Question

Show that $$\overline{\bar{z}}=z$$ for every complex number $$z$$.

Answer

**step1** Defining a general complex number

Let $$z$$ be any complex number. By definition, a complex number can always be written in the form $$a + bi$$, where $$a$$ and $$b$$ are real numbers, and $$i$$ is the imaginary unit, which has the property $$i^2 = -1$$.
Thus, we express $$z$$ as:
$$z = a + bi$$

**step2** Finding the conjugate of $$z$$

The conjugate of a complex number is formed by changing the sign of its imaginary part. Given $$z = a + bi$$, its imaginary part is $$bi$$. Changing the sign of $$b$$ gives $$-b$$.
The conjugate of $$z$$, denoted by $$\bar{z}$$, is therefore:
$$\bar{z} = a - bi$$

**step3** Finding the conjugate of $$\bar{z}$$

Now, we need to find the conjugate of $$\bar{z}$$. We treat $$\bar{z} = a - bi$$ as a new complex number.

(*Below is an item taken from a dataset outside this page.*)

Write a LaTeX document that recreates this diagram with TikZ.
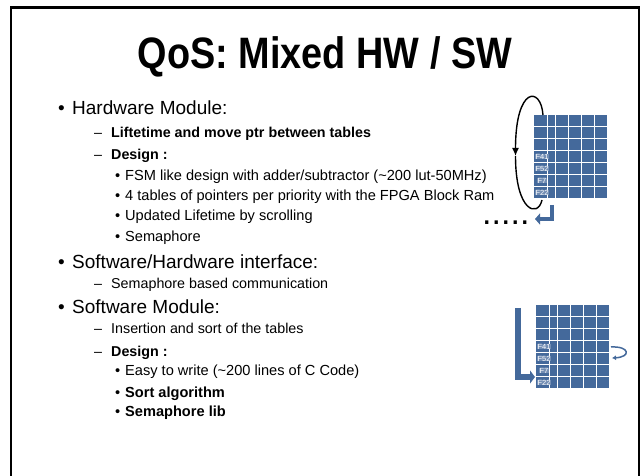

Its real part is $$a$$ and its imaginary part is $$-b$$.
To find its conjugate, we change the sign of its imaginary part, which is $$-b$$. Changing the sign of $$-b$$ gives $$+b$$.
So, the conjugate of $$\bar{z}$$, denoted by $$\overline{\bar{z}}$$, is:
$$\overline{\bar{z}} = a - (-b)i$$
Simplifying the expression for the imaginary part:
$$\overline{\bar{z}} = a + bi$$

**step4** Comparing $$\overline{\bar{z}}$$ with $$z$$

From Step 1, we established that our general complex number is $$z = a + bi$$.
From Step 3, we calculated the double conjugate to be $$\overline{\bar{z}} = a + bi$$.
By comparing these two results, we observe that the expression for $$\overline{\bar{z}}$$ is identical to the expression for $$z$$.
Therefore, we have shown that:
$$\overline{\bar{z}} = z$$
This holds true for every complex number $$z$$.